Mari percaya bahwa kebangkitan bangsa tidak akan datang dari ruang-ruang elitis, tetapi dari keberanian pemuda yang mau berdiri bersama rakyat kecil nelayan yang kehilangan lautnya, petani yang kehilangan tanahnya, dan buruh yang kehilangan haknya.

Maka, peringatan Sumpah Pemuda tahun ini harus menjadi ajakan untuk kembali merenung:

Apakah kita masih satu nusa, satu bangsa, dan satu bahasa dalam semangat perjuangan, atau hanya dalam simbol dan slogan?

Sumpah Pemuda bukan warisan untuk dihafal, tapi api untuk dijaga.

Dan jika hari ini api itu mulai padam, maka tugas kita bukan sekadar memperingatinya tapi menyalakannya.

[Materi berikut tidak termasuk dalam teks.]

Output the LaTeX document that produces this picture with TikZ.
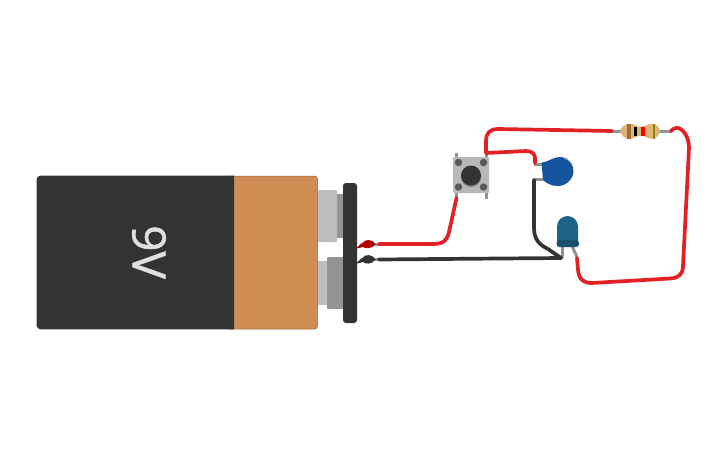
\documentclass[tikz,border=0pt]{standalone}
\usepackage{fontspec}
\newfontfamily\labelfont{Open Sans}[FakeBold=1.2]
\definecolor{coal}{HTML}{333333}
\definecolor{copper}{HTML}{CF8E55}
\definecolor{wirered}{HTML}{E22126}
\definecolor{capblue}{HTML}{14559E}
\definecolor{ledblue}{HTML}{1F6488}
\definecolor{tan}{HTML}{DDB578}
\tikzset{
  wire/.style={line width=3.7pt,line cap=round,line join=round},
  redwire/.style={wire,wirered},
  blackwire/.style={wire,coal},
  lead/.style={line width=3pt,gray!85},
  hole/.style={circle,fill=black!65,minimum size=7.5pt,inner sep=0pt},
}
\begin{document}
\begin{tikzpicture}[x=1pt,y=-1pt]
    \useasboundingbox (0,0) rectangle (725,453);
    % battery
    \draw[copper!70!black,line width=.5pt,fill=copper,rounded corners=3pt](226,176)rectangle(317.5,329);
    \fill[coal](234,175.7)[rounded corners=4pt]--(36.5,175.7)--(36.5,329.3)[sharp corners]--(234,329.3)--cycle;
    \node[white!88!black,rotate=-90,font=\labelfont\fontsize{46}{46}\selectfont] (label) at (149,252) {9V};
    % terminals
    \fill[black!42](337,194)rectangle(344,238);
    \fill[black!26,rounded corners=1pt](318,190)rectangle(337,242);
    \fill[black!26](318,261)rectangle(328,305);
    \fill[black!42,rounded corners=1pt](327,257)rectangle(344,309);
    \fill[coal,rounded corners=3pt](343,183)rectangle(357,323);
    % push button
    \draw[lead](456,153)--(456,157);
    \draw[lead](486,153)--(486,157);
    \draw[lead](456,193)--(456,199);
    \draw[lead](486,193)--(486,199);
    \fill[black!28,rounded corners=1pt](453,157)rectangle(489,193);
    \node[hole] (holea) at (458.5,162.5) {};
    \node[hole] (holeb) at (483.5,162.5) {};
    \node[hole] (holec) at (458.5,187) {};
    \node[hole] (holed) at (483.5,187) {};
    \fill[black!50](471,177)circle(10);
    \fill[coal](471,175.5)circle(10);
    % capacitor
    \draw[lead](534,164)--(545,164);
    \draw[lead](534,179)--(545,179);
    \fill[capblue](541.5,162.5)..controls(548,162.5)and(552,157)..(561,157)
        ..controls(568,157)and(573.5,164)..(573.5,171)
        ..controls(573.5,179)and(566,186)..(558,186)
        ..controls(551,186)and(546,183)..(543,180)--cycle;
    \draw[capblue!55!white,line width=.7pt](564,158.5)..controls(568,159.5)and(570.5,161.5)..(571.5,164);
    % led
    \draw[lead](562,246)--(562,258);
    \draw[lead](572,246)--(577,257);
    \fill[ledblue](557,243)--(557,226.5)arc[start angle=180,end angle=360,radius=10.5]--(578,243)--cycle;
    \fill[ledblue!80!black,rounded corners=3pt](556.5,240)rectangle(579,247);
    % resistor
    \draw[lead](610,131)--(672,131);
    \fill[tan,rounded corners=2pt](619,131)--(625,124)--(634,124)--(637,126.5)--(645,126.5)--(648,124)--(656,124)--(661,131)--(656,138.5)--(648,138.5)--(645,136)--(637,136)--(634,138.5)--(625,138.5)--cycle;
    \fill[brown!85!black](627,124)rectangle(630.5,138.5);
    \fill[black](633.5,126.5)rectangle(637,136);
    \fill[red](641,126.5)rectangle(645,136);
    \fill[olive](653,124)rectangle(655,138.5);
    % battery clips
    \draw[lead](374,244)--(379,244);
    \draw[lead](374,259.5)--(379,259.5);
    \fill[red!70!black,draw=red!70!black,line width=.8pt](357,248)..controls(360,246)and(361,243)..(363,243)..controls(365,239.5)and(372,239.5)..(375,244)..controls(372,248.5)and(365,248.5)..(363,246.5)..controls(361,246.5)and(360,248)..(357,248)--cycle;
    \fill[coal,draw=coal,line width=.8pt](357,263)..controls(360,261)and(361,258)..(363,258)..controls(365,254.5)and(372,254.5)..(375,259.5)..controls(372,264)and(365,264)..(363,261.5)..controls(361,261.5)and(360,263)..(357,263)--cycle;
    % wires
    \coordinate (clipred) at (379,244);
    \coordinate (clipblack) at (379,259.5);
    \coordinate (btnbl) at (456.5,198);
    \coordinate (btntr) at (486,153);
    \coordinate (resleft) at (612,131);
    \coordinate (resright) at (671,131);
    \coordinate (captop) at (535,163);
    \coordinate (capbot) at (534,180);
    \coordinate (ledneg) at (561,258);
    \coordinate (ledpos) at (577,258);
    \draw[redwire](clipred)--(433,244)..controls(444,244)and(447,240)..(449,232)--(btnbl);
    \draw[redwire](btntr)--(486,141)..controls(486,133)and(490,129)..(498,129)--(resleft);
    \draw[redwire](btntr)--(526,151)..controls(532,151)and(535,154)..(535,158)--(captop);
    \draw[blackwire](capbot)--(534,228)..controls(534,240)and(540,245)..(548,249)--(ledneg);
    \draw[blackwire](clipblack)--(ledneg);
    \draw[redwire](ledpos)--(578,270)..controls(579,280)and(584,283)..(592,283)--(670,278.5)..controls(679,278)and(683,274)..(683,266)--(689,148)..controls(689,136)and(682,127)..(676,128)..controls(674,128)and(672,130)..(resright);
\end{tikzpicture}
\end{document}
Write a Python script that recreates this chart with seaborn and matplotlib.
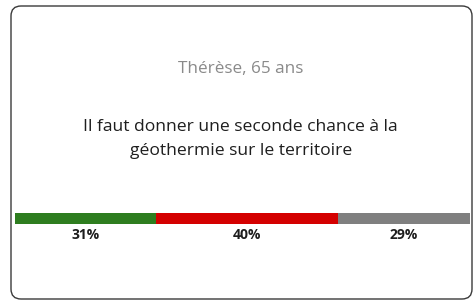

Zaman boleh berubah, tapi sumpah itu seharusnya tidak pernah luntur. Sumpah itu hidup ketika pemuda memilih berpihak. Karena yang membuat pemuda layak disebut penerus bangsa bukan usia mudanya, tetapi keberanian dan kejujurannya.

Dan di tanah Maluku Utara, semoga dari debu tambang dan sunyi laut yang tercemar, tanah adat yang dirampas, lahir kembali semangat pemuda yang tidak hanya berbicara tentang masa depan tetapi berjuang untuk menghidupkanya.